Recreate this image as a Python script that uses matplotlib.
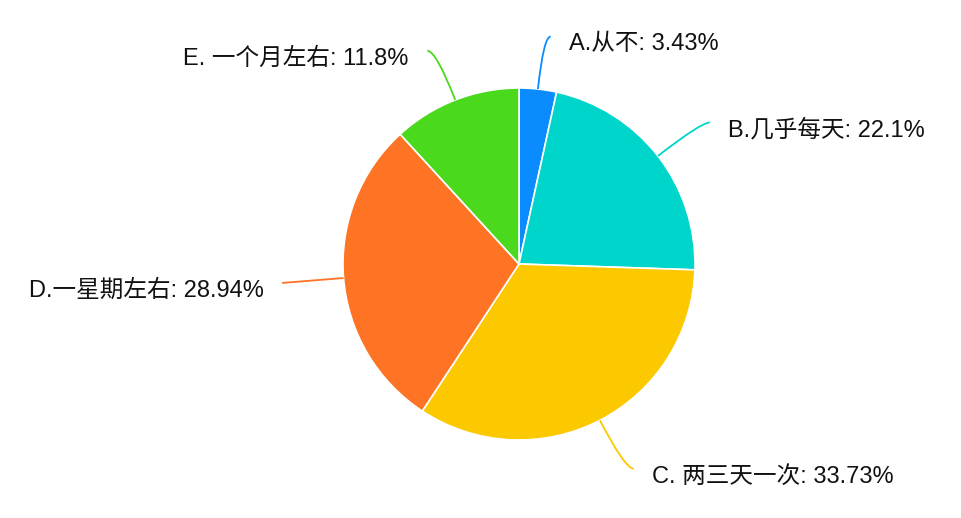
import numpy as np
import matplotlib
matplotlib.use("Agg")
import matplotlib.pyplot as plt
from matplotlib.path import Path
from matplotlib.patches import PathPatch

plt.rcParams['font.family'] = ['Liberation Sans', 'Noto Sans CJK SC', 'DejaVu Sans']

categories = ["A.从不", "B.几乎每天", "C. 两三天一次", "D.一星期左右", "E. 一个月左右"]
values = [3.43, 22.1, 33.73, 28.94, 11.8]
value_labels = ["3.43%", "22.1%", "33.73%", "28.94%", "11.8%"]

colors = ["#0A8CFF", "#00D5CB", "#FCC800", "#FF7324", "#4BD91E"]
# leader line layout (in pie-radius units): radial length, horizontal length
len1 = [0.30, 0.31, 0.31, 0.35, 0.30]
len2 = [0.04, 0.05, 0.05, 0.0, 0.05]

W, H = 961, 518
fig = plt.figure(figsize=(W / 100, H / 100), dpi=100)
ax = fig.add_axes([0, 0, 1, 1])
cx, cy, R = 519, 264, 176

wedges, _ = ax.pie(values, colors=colors, startangle=90, counterclock=False,
                   radius=1, center=(0, 0),
                   wedgeprops=dict(edgecolor='white', linewidth=1.2))
ax.set_xlim(-cx / R, (W - cx) / R)
ax.set_ylim(-(H - cy) / R, cy / R)
ax.set_aspect('equal')
ax.axis('off')

for w, cat, vl, c, l1, l2 in zip(wedges, categories, value_labels, colors, len1, len2):
    mid = np.deg2rad((w.theta1 + w.theta2) / 2)
    d = np.array([np.cos(mid), np.sin(mid)])
    p0 = d * 1.0
    p1 = d * (1.0 + l1)
    side = 1 if d[0] >= 0 else -1
    p2 = p1 + np.array([side * l2, 0])
    if l2 == 0:
        p2 = p1
        p1 = (p0 + p2) / 2
    path = Path([p0, p1, p2], [Path.MOVETO, Path.CURVE3, Path.CURVE3])
    ax.add_patch(PathPatch(path, fill=False, edgecolor=c, linewidth=1.3))
    tx = p2[0] + side * 0.105
    ty = p2[1] - 0.045
    ax.text(tx, ty, f"{cat}: {vl}", ha='left' if side > 0 else 'right',
            va='center', fontsize=17, color='#111111')

fig.savefig("out.png", dpi=100, facecolor='white')
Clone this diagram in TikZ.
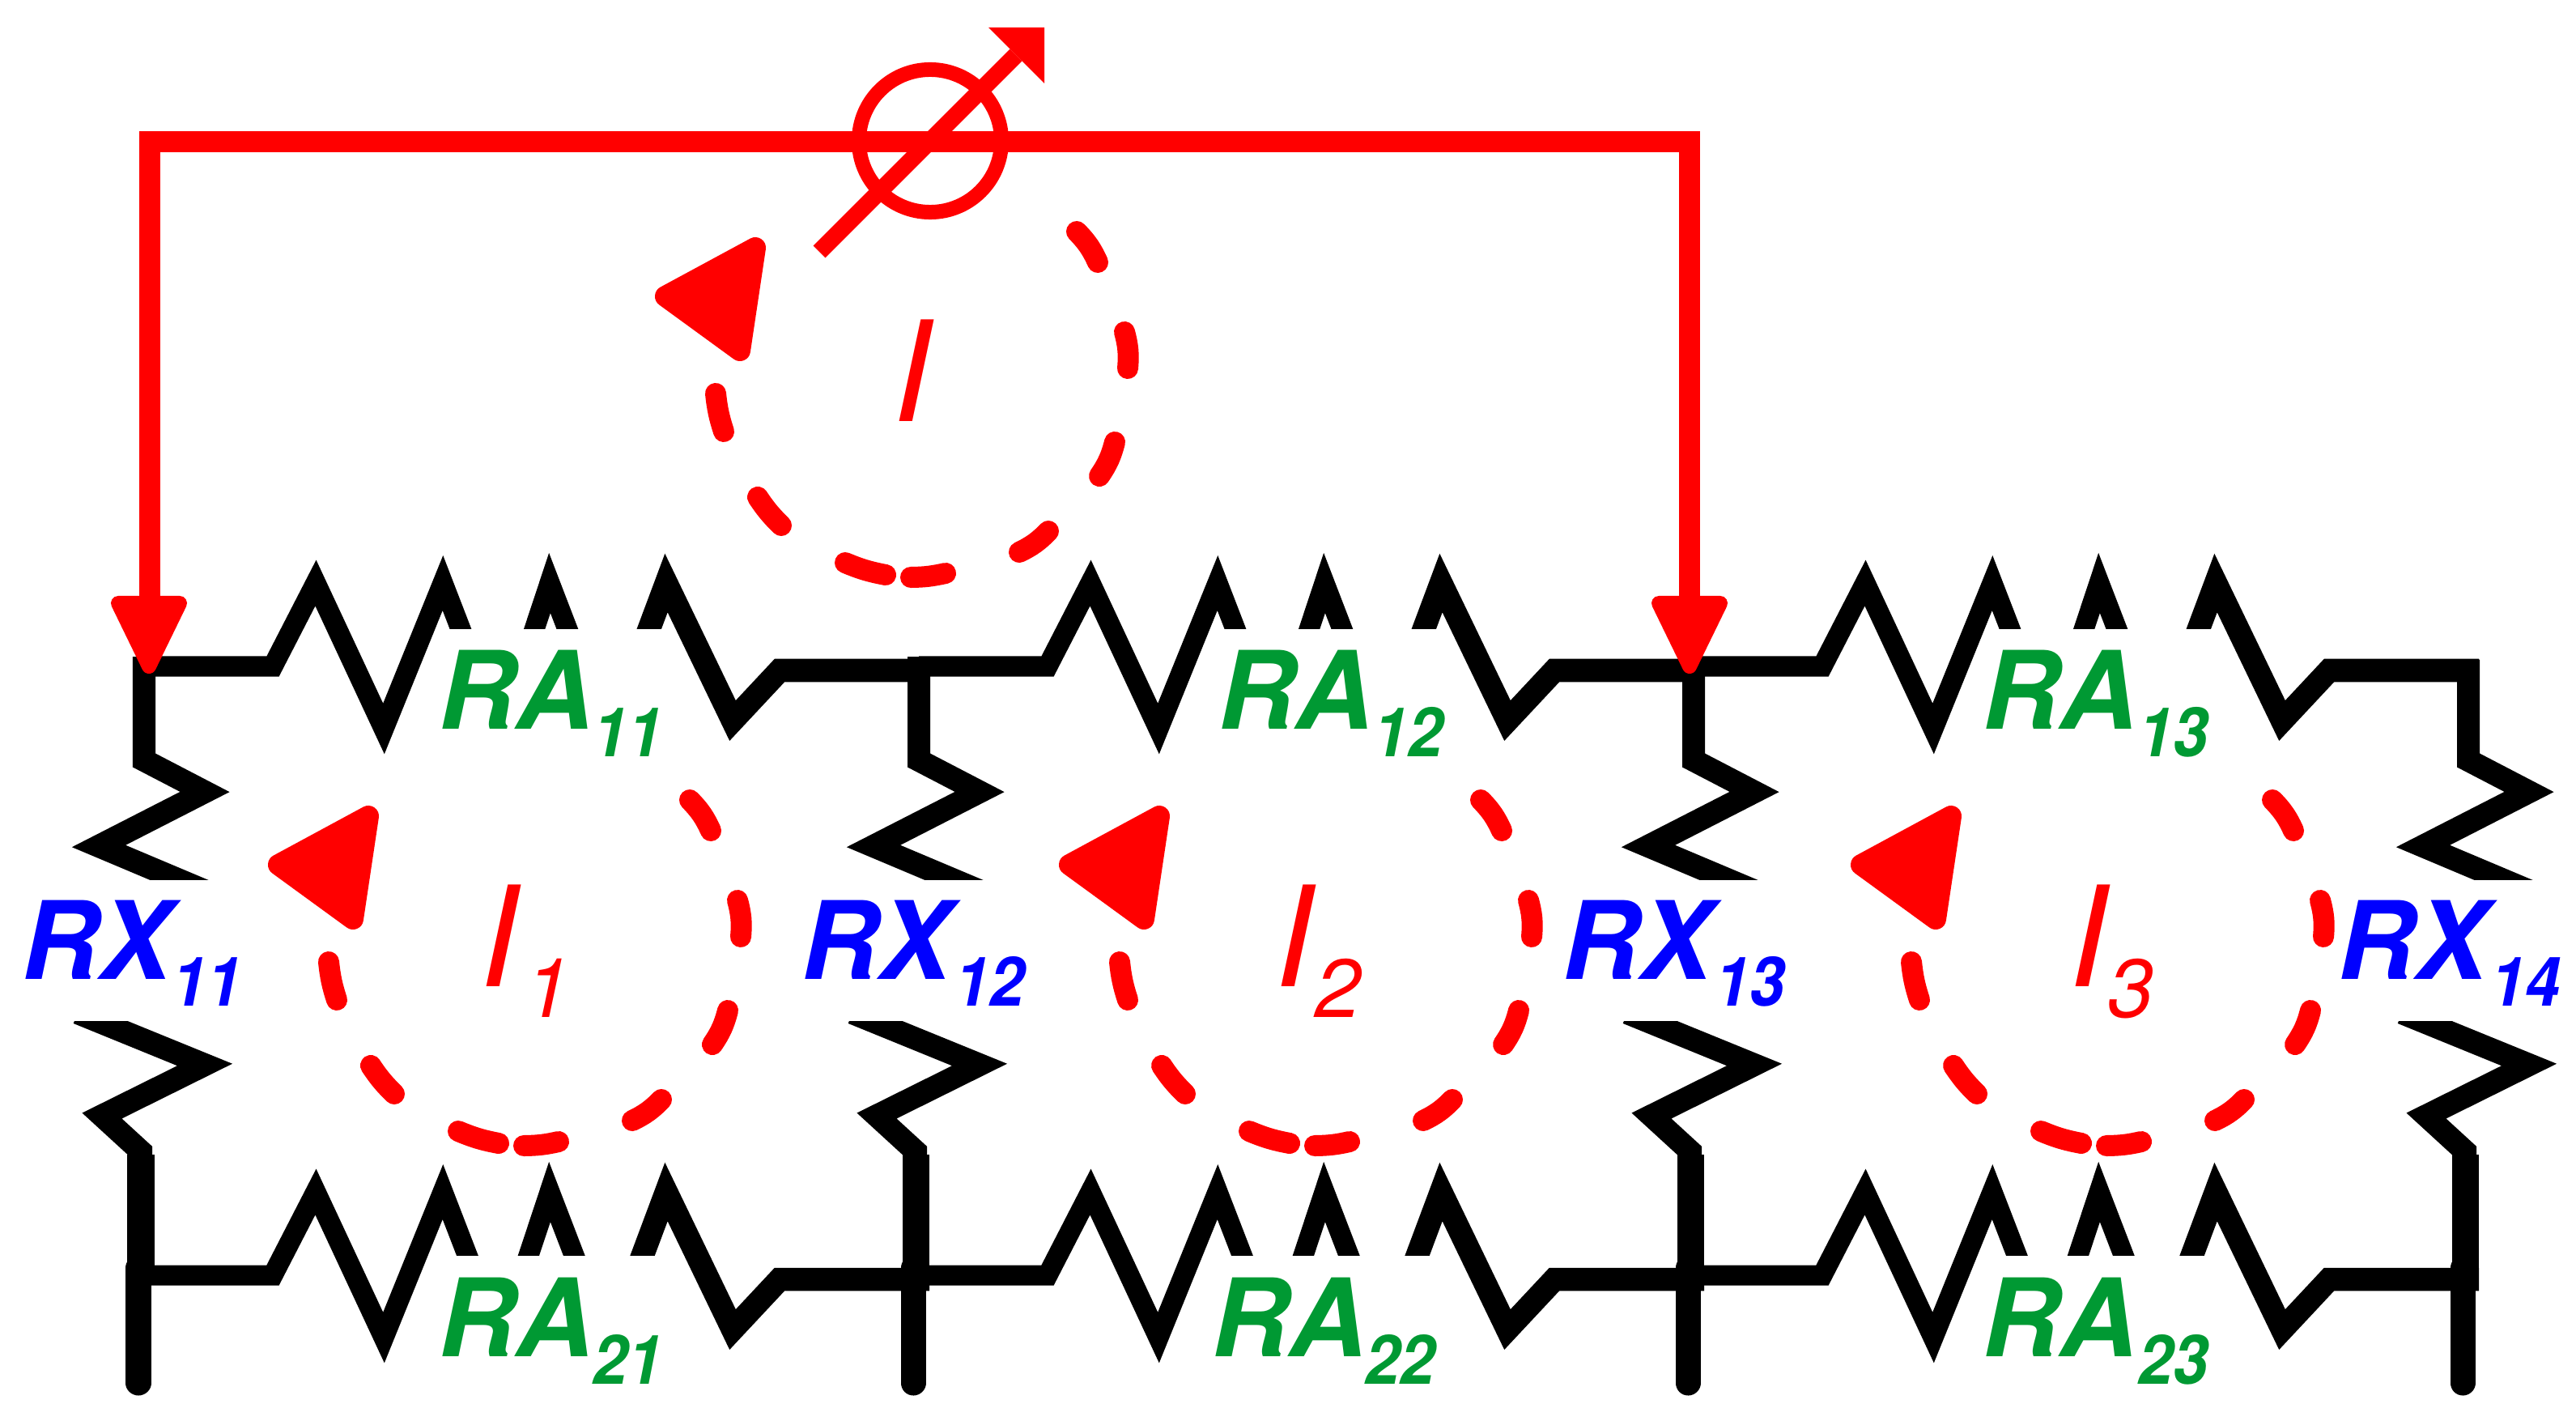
\documentclass[tikz,border=0pt]{standalone}
\usepackage{fontspec}
\setmainfont{TeX Gyre Heros}
\newfontfamily\subfont[FakeStretch=0.92]{TeX Gyre Heros}
\definecolor{gr}{HTML}{009933}
\definecolor{rd}{HTML}{FF0000}
\definecolor{bl}{HTML}{0000FF}
\newcommand{\fsRA}{\fontsize{38}{41}\selectfont\bfseries\itshape}
\newcommand{\fsSub}{\subfont\fontsize{24}{27}\selectfont\bfseries\itshape}
\newcommand{\fsI}{\fontsize{49}{52}\selectfont\itshape}
\newcommand{\fsIs}{\fontsize{29}{32}\selectfont\itshape}
\newcommand{\loopcirc}[2]{%
\begin{scope}[shift={(#1,#2)}]
\draw[dashseg] (852,988) to[bend left=10] (878,1026);
\draw[dashseg] (911,1112) to[bend left=10] (915,1157);
\draw[dashseg] (899,1248) to[bend left=10] (880,1290);
\draw[dashseg] (817,1358) to[bend left=10] (781,1384);
\draw[dashseg] (690,1410) to[bend left=6] (647,1415);
\draw[dashseg] (616,1412) to[bend left=6] (566,1397);
\draw[dashseg] (487,1351) to[bend left=6] (458,1316);
\draw[dashseg] (416,1235) to[bend left=6] (406,1188);
\fill[rd,draw=rd,line width=0.26cm,line join=round] (455,1008)--(344,1068)--(436,1135)--cycle;
\end{scope}}
\tikzset{
 wirea/.style={black,line width=0.25cm,miter limit=10},
 wireb/.style={black,line width=0.285cm,miter limit=10},
 rxa/.style={black,line width=0.28cm,miter limit=10},
 vert/.style={black,line width=0.33cm},
 stub/.style={black,line width=0.31cm,line cap=round},
 mask/.style={fill=white,draw=none},
 dashseg/.style={rd,line width=0.26cm,line cap=round},
 redwirev/.style={rd,line width=0.26cm,miter limit=10},
 lab/.style={anchor=base west,inner sep=0pt,outer sep=0pt},
 ralab/.style={lab,text=gr,font=\fsRA},
 rasub/.style={lab,text=gr,font=\fsSub},
 rxlab/.style={lab,text=bl,font=\fsRA},
 rxsub/.style={lab,text=bl,font=\fsSub},
 ilab/.style={lab,text=rd,font=\fsI},
 isub/.style={lab,text=rd,font=\fsIs},
}
\begin{document}
\begin{tikzpicture}[x=0.01cm,y=-0.01cm]
\useasboundingbox (0,0) rectangle (3182,1755);
% resistors of the top and bottom rows
\foreach \r in {0,752}{
\foreach \i in {0,1,2}{
\begin{scope}[shift={({\i*957},\r)}]
\draw[wirea] (178,823)--(337,823)--(390,720)--(474,900)--(547,720)--(618,904)--(679,720)--(752,910);
\draw[wireb] (752,910)--(823,720)--(905,890)--(963,828)--(1148,828);
\fill[mask] (548,{777+(\r>0?22:0)}) rectangle (826,{945+(\r>0?22:0)});
\end{scope}
}}
% vertical resistors
\foreach \i in {0,1,2,3}{
\begin{scope}[shift={({\i*957},0)}]
\draw[rxa] (178,{\i==3?814.5:811})--(178,939)--(253,978)--(122,1045)--(262,1104);
\draw[rxa] (96,1251)--(253,1315)--(126,1378)--(174,1422)--(174,1566);
\draw[vert] (174,1426)--(174,1566);
\fill[mask] (40,1087) rectangle (320,1261);
\draw[stub] (171,1566)--(171,1708);
\end{scope}
}
% current loops
\loopcirc{0}{0}
\loopcirc{977}{0}
\loopcirc{1955}{0}
\loopcirc{478}{-702}
% source branch
\coordinate (jl) at (185,745);
\coordinate (jr) at (2087,745);
\coordinate (tl) at (185,175);
\coordinate (tr) at (2087,175);
\draw[redwirev] (jl)--(tl)--(tr)--(jr);
\fill[rd,draw=rd,line width=0.18cm,line join=round] (146,745)--(222,745)--(184,823)--cycle;
\fill[rd,draw=rd,line width=0.18cm,line join=round] (2049,745)--(2125,745)--(2087,823)--cycle;
\node[circle,draw=rd,line width=0.18cm,minimum size=1.76cm,inner sep=0pt] (amm) at (1149,174) {};
\coordinate (astart) at (1012,311);
\coordinate (aend) at (1255,68);
\draw[rd,line width=0.21cm] (astart)--(aend);
\fill[rd] (1221,34)--(1290,34)--(1290,103)--cycle;
% labels
\node[ralab] (ra11) at (541,900) {RA};
\node[rasub] (s11) at (732,934) {11};
\node[ralab] (ra12) at (1504,900) {RA};
\node[rasub] (s12) at (1696,934) {12};
\node[ralab] (ra13) at (2448,900) {RA};
\node[rasub] (s13) at (2641,934) {13};
\node[ralab] (ra21) at (541,1675) {RA};
\node[rasub] (s21) at (732,1709) {21};
\node[ralab] (ra22) at (1496,1675) {RA};
\node[rasub] (s22) at (1686,1709) {22};
\node[ralab] (ra23) at (2448,1675) {RA};
\node[rasub] (s23) at (2641,1709) {23};
\node[rxlab] (rx1) at (26,1209) {RX};
\node[rxsub] (t11) at (212,1242) {11};
\node[rxlab] (rx2) at (989,1209) {RX};
\node[rxsub] (t12) at (1179,1242) {12};
\node[rxlab] (rx3) at (1929,1209) {RX};
\node[rxsub] (t13) at (2118,1242) {13};
\node[rxlab] (rx4) at (2887,1209) {RX};
\node[rxsub] (t14) at (3076,1242) {14};
\node[ilab] (i0) at (1102,521) {I};
\node[ilab] (i1) at (592,1218) {I};
\node[isub] (j1) at (648,1256) {1};
\node[ilab] (i2) at (1574,1218) {I};
\node[isub] (j2) at (1624,1256) {2};
\node[ilab] (i3) at (2555,1218) {I};
\node[isub] (j3) at (2603,1256) {3};
\end{tikzpicture}
\end{document}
________________________________________
Required work: Search the lines above for the string "this", then show every one that has it.

Answer:
Recreate this image as a Python script that uses matplotlib.
Clone this diagram in TikZ.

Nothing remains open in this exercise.